Longer-term, Palmer — who ran on the slogan “stop policing for profit” — reasserted his campaign message that he wants to shift the sheriff’s department away from its customary practice to generate revenue through issuing speeding tickets and instead contract with towns to provide them essential policing services they can’t afford on their own.

Historically, Vermont’s sheriff departments have played a limited role in law enforcement in the state by enforcing speeding laws on behalf of towns, transporting inmates to court appointments and providing courthouses with security.

But Palmer wants sheriffs to get more involved in crime fighting.

“I want to expand the scope of the policing contract to better reflect the view I’m hearing, that people want higher-quality law enforcement in rural communities,” Palmer said.

Meanwhile, Contois in Orange County holds a more traditional view of the sheriff’s department. but he emphasizes shifting resources and priorities within the department to have a more visible presence in the community.

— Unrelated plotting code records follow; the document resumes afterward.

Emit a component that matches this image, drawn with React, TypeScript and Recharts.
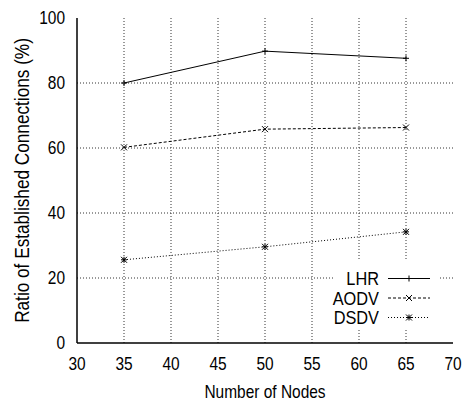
import React from 'react';
import { LineChart, Line, XAxis, YAxis, ReferenceLine } from 'recharts';

const nodes = [35, 50, 65];
const lhr = [80, 89.8, 87.6];
const aodv = [60.2, 65.8, 66.3];
const dsdv = [25.6, 29.6, 34.2];
const xTicks = [30, 35, 40, 45, 50, 55, 60, 65, 70];
const yTicks = [0, 20, 40, 60, 80, 100];
const seriesNames = ['LHR', 'AODV', 'DSDV'];

const data = nodes.map((n, i) => ({ n, LHR: lhr[i], AODV: aodv[i], DSDV: dsdv[i] }));

const FONT = '"Liberation Sans", Arial, sans-serif';
const SX = 0.86;

const Plus = (p: any) => {
  const { cx, cy } = p;
  if (cx == null || cy == null) return null;
  return (
    <g stroke="#000" strokeWidth={1}>
      <line x1={cx - 3} y1={cy} x2={cx + 3} y2={cy} />
      <line x1={cx} y1={cy - 3} x2={cx} y2={cy + 3} />
    </g>
  );
};
const Cross = (p: any) => {
  const { cx, cy } = p;
  if (cx == null || cy == null) return null;
  return (
    <g stroke="#000" strokeWidth={1}>
      <line x1={cx - 3} y1={cy - 3} x2={cx + 3} y2={cy + 3} />
      <line x1={cx - 3} y1={cy + 3} x2={cx + 3} y2={cy - 3} />
    </g>
  );
};
const Star = (p: any) => {
  const { cx, cy } = p;
  if (cx == null || cy == null) return null;
  return (
    <g stroke="#000" strokeWidth={1}>
      <line x1={cx - 3} y1={cy - 3} x2={cx + 3} y2={cy + 3} />
      <line x1={cx - 3} y1={cy + 3} x2={cx + 3} y2={cy - 3} />
      <line x1={cx - 3} y1={cy} x2={cx + 3} y2={cy} />
      <line x1={cx} y1={cy - 3} x2={cx} y2={cy + 3} />
    </g>
  );
};

const dashes: (string | undefined)[] = [undefined, '3 2', '1 2'];
const markers = [Plus, Cross, Star];

const XTick = (p: any) => {
  const { x, y, payload } = p;
  return (
    <text transform={`translate(${x},${y}) scale(${SX},1)`} x={0} y={0} dy="0.71em" textAnchor="middle" fontFamily={FONT} fontSize={18} fill="#000">
      {payload.value}
    </text>
  );
};
const YTick = (p: any) => {
  const { x, y, payload } = p;
  return (
    <text transform={`translate(${x},${y}) scale(${SX},1)`} x={0} y={0} dy="0.355em" textAnchor="end" fontFamily={FONT} fontSize={18} fill="#000">
      {payload.value}
    </text>
  );
};

const XLabel = (p: any) => {
  const vb = p.viewBox || {};
  const cx = (vb.x ?? 0) + (vb.width ?? 0) / 2;
  return (
    <text transform={`translate(${cx},398) scale(${SX},1)`} x={0} y={0} textAnchor="middle" fontFamily={FONT} fontSize={18} fill="#000">
      Number of Nodes
    </text>
  );
};
const YLabel = (p: any) => {
  const vb = p.viewBox || {};
  const cy = (vb.y ?? 0) + (vb.height ?? 0) / 2;
  return (
    <text transform={`translate(29,${cy}) rotate(-90) scale(${SX},1)`} x={0} y={0} textAnchor="middle" fontFamily={FONT} fontSize={20} fill="#000">
      Ratio of Established Connections (%)
    </text>
  );
};

const LegendOverlay = () => (
  <svg width={470} height={403} style={{ position: 'absolute', left: 0, top: 0, pointerEvents: 'none' }}>
    <rect x={334} y={259} width={105} height={70} fill="#fff" />
    {seriesNames.map((name, i) => {
      const M = markers[i];
      const cy = 278.5 + i * 19.5;
      return (
        <g key={name}>
          <text transform={`translate(379,${cy}) scale(${SX},1)`} x={0} y={0} dy="0.355em" textAnchor="end" fontFamily={FONT} fontSize={19} fill="#000">
            {name}
          </text>
          <line x1={388} y1={cy} x2={430} y2={cy} stroke="#000" strokeWidth={1} strokeDasharray={dashes[i]} />
          <M cx={409} cy={cy} />
        </g>
      );
    })}
  </svg>
);

export default function App() {
  return (
    <div style={{ position: 'absolute', left: 0, top: 0, width: 470, height: 403, background: '#fff' }}>
      <LineChart width={470} height={403} data={data} margin={{ top: 18, right: 17, left: 0, bottom: 0 }}>
        {xTicks.slice(1, -1).map((t) => (
          <ReferenceLine key={'x' + t} x={t} stroke="#333" strokeWidth={1} strokeDasharray="1 2" />
        ))}
        {yTicks.slice(1, -1).map((t) => (
          <ReferenceLine key={'y' + t} y={t} stroke="#333" strokeWidth={1} strokeDasharray="1 2" />
        ))}
        <XAxis
          dataKey="n"
          type="number"
          domain={[30, 70]}
          ticks={xTicks}
          tickSize={0}
          tickMargin={14}
          height={60}
          tick={<XTick />}
          axisLine={{ stroke: '#000', strokeWidth: 1.5 }}
          label={<XLabel />}
        />
        <XAxis xAxisId="top" orientation="top" dataKey="n" type="number" domain={[30, 70]} ticks={xTicks} tick={false} tickSize={0} height={0} axisLine={{ stroke: '#000', strokeWidth: 1.5 }} />
        <YAxis
          type="number"
          domain={[0, 100]}
          ticks={yTicks}
          tickSize={0}
          tickMargin={12}
          width={77}
          tick={<YTick />}
          axisLine={{ stroke: '#000', strokeWidth: 1.5 }}
          label={<YLabel />}
        />
        <YAxis yAxisId="right" orientation="right" domain={[0, 100]} ticks={yTicks} tick={false} tickSize={0} width={0} axisLine={{ stroke: '#000', strokeWidth: 1.5 }} />
        <Line dataKey="LHR" stroke="#000" strokeWidth={1} dot={<Plus />} activeDot={false} isAnimationActive={false} />
        <Line dataKey="AODV" stroke="#000" strokeWidth={1} strokeDasharray="3 2" dot={<Cross />} activeDot={false} isAnimationActive={false} />
        <Line dataKey="DSDV" stroke="#000" strokeWidth={1} strokeDasharray="1 2" dot={<Star />} activeDot={false} isAnimationActive={false} />
      </LineChart>
      <LegendOverlay />
    </div>
  );
}
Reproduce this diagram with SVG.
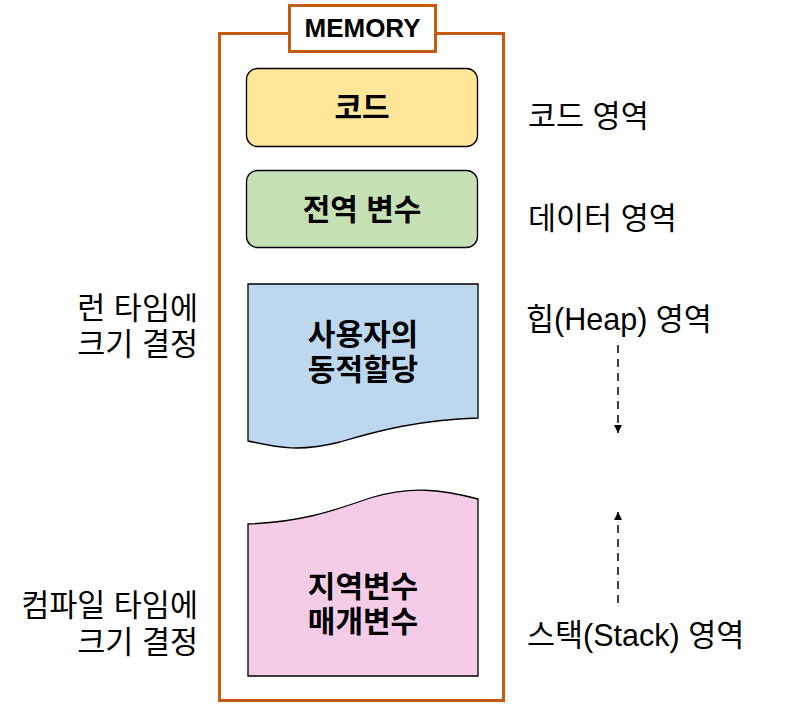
<svg xmlns="http://www.w3.org/2000/svg" width="800" height="704" viewBox="0 0 800 704">
<style>
.lbl{font-family:"Liberation Sans","Noto Sans CJK KR",sans-serif;font-size:30.5px;fill:#000}
.bt{font-family:"Liberation Sans","Noto Sans CJK KR",sans-serif;font-size:30px;font-weight:bold;fill:#000;text-anchor:middle}
.box{stroke:#000;stroke-width:1.3}
.conn{stroke:#000;stroke-width:1.5;stroke-dasharray:8 6;fill:none}
</style>
<defs>
<marker id="ah" viewBox="0 0 10 10" refX="10" refY="5" markerWidth="9" markerHeight="8" orient="auto" markerUnits="userSpaceOnUse">
<path d="M0,0 L10,5 L0,10 z" fill="#000"/>
</marker>
</defs>
<rect width="800" height="704" fill="#fff"/>
<g id="memory">
<rect x="219.5" y="33.5" width="284" height="667" fill="none" stroke="#c55a11" stroke-width="3"/>
<rect x="289.5" y="5.5" width="146" height="46" fill="#fff" stroke="#c55a11" stroke-width="3"/>
<text x="362.5" y="37" text-anchor="middle" style="font-family:'Liberation Sans',sans-serif;font-weight:bold;font-size:26px">MEMORY</text>
</g>
<g id="code">
<rect class="box" x="246.5" y="68.5" width="231" height="78" rx="11" fill="#ffe699"/>
<text class="bt" x="362" y="118">코드</text>
</g>
<g id="data">
<rect class="box" x="246.5" y="170.5" width="231" height="77" rx="11" fill="#c5e0b4"/>
<text class="bt" x="362" y="220">전역 변수</text>
</g>
<g id="heap">
<path class="box" d="M248,284 L478,284 L478,418 C420,420 380,430 340,442 C300,452 280,448 248,441 Z" fill="#bdd7ee"/>
<text class="bt" x="363" y="345">사용자의</text>
<text class="bt" x="363" y="380">동적할당</text>
</g>
<g id="stack">
<path class="box" d="M248,524 C300,522 330,512 370,498 C410,486 440,489 478,499 L478,676 L248,676 Z" fill="#f4cce8"/>
<text class="bt" x="363" y="597">지역변수</text>
<text class="bt" x="363" y="632">매개변수</text>
</g>
<g id="labels">
<text class="lbl" x="528" y="127">코드 영역</text>
<text class="lbl" x="528" y="229">데이터 영역</text>
<text class="lbl" x="526" y="330">힙(Heap) 영역</text>
<text class="lbl" x="527" y="646">스택(Stack) 영역</text>
<text class="lbl" x="198" y="319" text-anchor="end">런 타임에</text>
<text class="lbl" x="198" y="355" text-anchor="end">크기 결정</text>
<text class="lbl" x="198" y="616" text-anchor="end">컴파일 타임에</text>
<text class="lbl" x="198" y="653" text-anchor="end">크기 결정</text>
</g>
<g id="connectors">
<line class="conn" x1="618" y1="345" x2="618" y2="433" marker-end="url(#ah)"/>
<line class="conn" x1="618" y1="603" x2="618" y2="512" marker-end="url(#ah)"/>
</g>
</svg>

He has been critical of the need for a “special investigations unit” which Bohnyak established to investigate sexual abuse of minors, contending there is not enough sex-related crime in Orange County to justify its full-time staffing costs.

The potential threat Contois’ challenge posed to Bohnyak, 65, who has been sheriff of Orange County for 15 years and hasn’t faced an challenger since he was first elected in 2006, was foreshadowed during the August primary when Contois received 2,478 votes as a Democrat, more than twice as many as the 1,155 votes Bohnyak, received as a Republican, according to Vermont secretary of state office records.

Given the slim 102 votes by which Bohnyak lost, it is not known whether he will seek a recount. In order to seek a recount, the candidate must file a petition with the county Superior Court within seven calendar days of the election.

Neither Contois or Bohnyak responded Wednesday to messages seeking comment.